The Null-Tool Fallback: Testing Agency Beyond the API
Agents are often judged by how effectively they wield tools: generating code, querying APIs, driving headless browsers. But true autonomy isn't defined by what an agent can do with a tool; it's defined by what it does when the tool is taken away.
This is the Null-Tool Fallback test. It measures an agent's structural resilience when the external environment becomes unresponsive.
1. The Graceful Degradation Constraint Disable an agent's primary tool (e.g., search access) mid-task. A fragile agent will enter a panic loop, repeatedly trying to call the missing tool or emitting error-state apologies. A robust agent will gracefully degrade: it will explicitly acknowledge the tool failure, assess its internal knowledge weights, and chart an alternative path that relies solely on inference and reasoning.
2. The Synthesized Proxy Metric When an endpoint returns a 500 error, how does the agent respond?
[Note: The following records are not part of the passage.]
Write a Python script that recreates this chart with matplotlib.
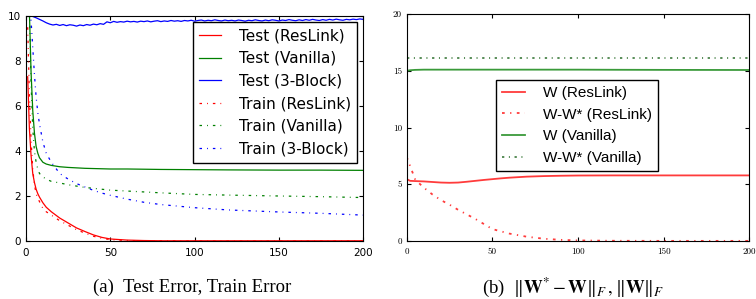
import numpy as np
import matplotlib
matplotlib.use("Agg")
import matplotlib.pyplot as plt

plt.rcParams['mathtext.fontset'] = 'stix'

# ---- panel (a): test / train error ----
epochs = [1, 2, 3, 4, 5, 6, 7, 8, 10, 12, 15, 20, 25, 30, 35, 40, 45, 50,
          60, 70, 80, 100, 120, 150, 175, 200]
test_reslink = [7.3, 5.0, 3.8, 3.0, 2.6, 2.3, 2.1, 1.95, 1.7, 1.5, 1.3, 1.02,
                0.8, 0.58, 0.42, 0.27, 0.16, 0.09, 0.04, 0.02, 0.01, 0.01,
                0.01, 0.01, 0.01, 0.01]
train_reslink = [9.5, 6.5, 4.5, 3.2, 2.5, 2.1, 1.9, 1.75, 1.45, 1.3, 1.15,
                 0.9, 0.7, 0.5, 0.35, 0.21, 0.12, 0.06, 0.02, 0.01, 0.01,
                 0.0, 0.0, 0.0, 0.0, 0.0]
test_vanilla = [10.5, 10.2, 7.5, 5.8, 4.8, 4.2, 3.9, 3.7, 3.5, 3.42, 3.36,
                3.3, 3.27, 3.25, 3.23, 3.22, 3.21, 3.2, 3.2, 3.19, 3.18,
                3.17, 3.16, 3.15, 3.15, 3.14]
train_vanilla = [11.0, 10.5, 7.0, 5.0, 4.0, 3.5, 3.2, 3.0, 2.85, 2.75, 2.65,
                 2.58, 2.5, 2.44, 2.38, 2.34, 2.3, 2.26, 2.22, 2.18, 2.14,
                 2.07, 2.04, 2.0, 1.97, 1.93]
train_3block = [11.0, 10.5, 9.8, 8.6, 7.4, 6.4, 5.7, 5.2, 4.4, 3.9, 3.5, 3.0,
                2.75, 2.55, 2.4, 2.25, 2.13, 2.03, 1.86, 1.72, 1.62, 1.48,
                1.38, 1.29, 1.23, 1.15]

# test error of the 3-block net, read every 2 epochs from 0
test_3block = [10.10, 10.00, 9.98, 9.92, 9.85, 9.78,
               9.70, 9.64, 9.60, 9.63, 9.58, 9.62, 9.57, 9.61, 9.59, 9.55,
               9.60, 9.57, 9.62, 9.59, 9.64, 9.61, 9.66, 9.63,
               9.74, 9.70, 9.76, 9.72, 9.75, 9.73, 9.77, 9.74, 9.76, 9.73,
               9.77, 9.75, 9.78, 9.74, 9.77, 9.79, 9.75, 9.78, 9.76, 9.80,
               9.77, 9.79, 9.76, 9.80, 9.78, 9.81, 9.77, 9.80, 9.82, 9.78,
               9.81, 9.79, 9.83, 9.80, 9.78, 9.82, 9.79, 9.81, 9.78, 9.82,
               9.80, 9.77, 9.81, 9.79, 9.83, 9.80, 9.78, 9.82, 9.79, 9.83,
               9.81, 9.78, 9.82, 9.80, 9.84, 9.81, 9.79, 9.83, 9.80, 9.84,
               9.81, 9.85, 9.82, 9.80, 9.84, 9.81, 9.85, 9.82, 9.86, 9.83,
               9.81, 9.85, 9.83, 9.86, 9.84, 9.87, 9.85]
epochs_noisy = np.arange(len(test_3block)) * 2

# ---- panel (b): weight norms ----
steps = [0, 2, 5, 10, 15, 20, 25, 30, 35, 40, 45, 50, 55, 60, 70, 80, 90,
         100, 120, 150, 200]
w_reslink = [5.45, 5.3, 5.28, 5.25, 5.2, 5.15, 5.13, 5.15, 5.22, 5.3, 5.38,
             5.45, 5.52, 5.58, 5.67, 5.72, 5.75, 5.77, 5.78, 5.78, 5.78]
wdiff_reslink = [7.4, 6.6, 5.4, 4.7, 4.1, 3.6, 3.2, 2.75, 2.35, 1.95, 1.5,
                 1.05, 0.85, 0.65, 0.38, 0.2, 0.1, 0.05, 0.02, 0.01, 0.01]
w_vanilla = [15.0, 15.05, 15.08, 15.1, 15.1, 15.1, 15.1, 15.1, 15.1, 15.1,
             15.1, 15.1, 15.1, 15.1, 15.1, 15.1, 15.1, 15.1, 15.09, 15.08,
             15.07]
wdiff_vanilla = [16.15] * len(steps)

dash_a = (2, 4, 0.7, 4)
dash_b = (1.5, 3, 0.7, 3)

fig = plt.figure(figsize=(7.56, 2.99), dpi=100)
fig.patch.set_facecolor('white')

ax1 = fig.add_axes([0.0344, 0.194, 0.446, 0.7525])
ax1.plot(epochs, test_reslink, color='r', lw=0.9, label='Test (ResLink)')
ax1.plot(epochs, test_vanilla, color='g', lw=0.9, label='Test (Vanilla)')
ax1.plot(epochs_noisy, test_3block, color='b', lw=0.9, label='Test (3-Block)')
ax1.plot(epochs, train_reslink, color='r', lw=0.9, dashes=dash_a, label='Train (ResLink)')
ax1.plot(epochs, train_vanilla, color='g', lw=0.9, dashes=dash_a, label='Train (Vanilla)')
ax1.plot(epochs, train_3block, color='b', lw=0.9, dashes=dash_a, label='Train (3-Block)')
ax1.set_xlim(0, 200)
ax1.set_ylim(0, 10)
ax1.set_xticks([0, 50, 100, 150, 200])
ax1.set_yticks([0, 2, 4, 6, 8, 10])
ax1.tick_params(direction='in', top=True, right=True, length=3, labelsize=7.5)
ax1.tick_params(axis='x', pad=5)
leg1 = ax1.legend(loc='upper right', fontsize=11, handlelength=1.4,
                  handletextpad=1.2, labelspacing=0.5, borderpad=0.4,
                  borderaxespad=0.4, fancybox=False, framealpha=1)
leg1.get_frame().set_edgecolor('black')

ax2 = fig.add_axes([0.538, 0.194, 0.453, 0.759])
ax2.plot(steps, w_reslink, color='#ff3b3b', lw=1.3, label='W (ResLink)')
ax2.plot(steps, wdiff_reslink, color='#ff3b3b', lw=1.3, dashes=dash_b, label='W-W* (ResLink)')
ax2.plot(steps, w_vanilla, color='#3a9a3a', lw=1.3, label='W (Vanilla)')
ax2.plot(steps, wdiff_vanilla, color='#2a6e2a', lw=1.1, dashes=dash_b, label='W-W* (Vanilla)')
ax2.set_xlim(0, 200)
ax2.set_ylim(0, 20)
ax2.set_xticks([0, 50, 100, 150, 200])
ax2.set_yticks([0, 5, 10, 15, 20])
ax2.tick_params(direction='in', top=True, right=True, length=3, labelsize=6.5)
ax2.tick_params(axis='x', pad=5)
for lbl in ax2.get_xticklabels() + ax2.get_yticklabels():
    lbl.set_fontfamily('cmr10')
leg2 = ax2.legend(loc='upper left', bbox_to_anchor=(0.26, 0.709),
                  borderaxespad=0, prop={'family': 'Liberation Sans', 'size': 11},
                  handlelength=1.5, handletextpad=1.2, labelspacing=0.5,
                  borderpad=0.4, fancybox=False, framealpha=1)
leg2.get_frame().set_edgecolor('black')

fig.text(0.254, 0.04, '(a)  Test Error, Train Error', ha='center', va='center',
         family='Liberation Serif', fontsize=13.5)
fig.text(0.758, 0.04, r'(b)  $\|\mathbf{W}^{*}-\mathbf{W}\|_{F}\,,\|\mathbf{W}\|_{F}$',
         ha='center', va='center', family='Liberation Serif', fontsize=13.5)

fig.savefig('out.png', dpi=100, facecolor='white')
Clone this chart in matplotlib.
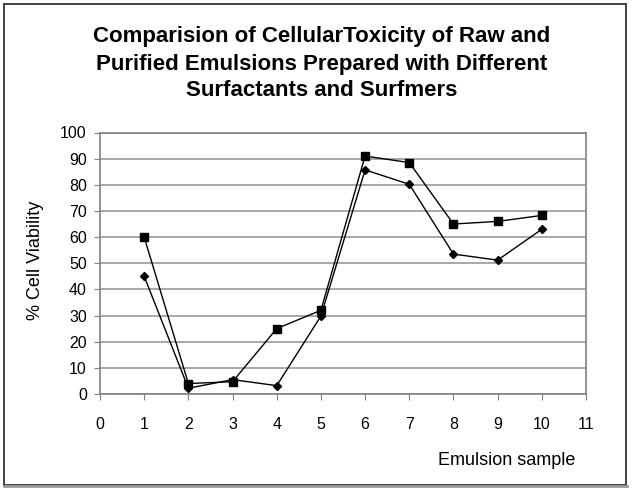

The default behavior is to retry or abort. But a highly autonomous agent will construct a synthesized proxy. If it cannot fetch live weather data, it will pivot to historical climate averages for the season and location, explicitly stating the confidence drop. It trades precision for continuity.
3. The Epistemic Boundary Check Force the agent into a scenario where tool failure means a complete loss of actionable data. The correct behavior is a hard epistemic stop: "I cannot proceed without X. Generating a heuristic would be unsafe." Knowing exactly where your internal weights end and where external grounding begins is the core of calibrated confidence.
We spend immense effort teaching agents how to act in a perfect environment. We should spend more time testing how they behave when the environment breaks.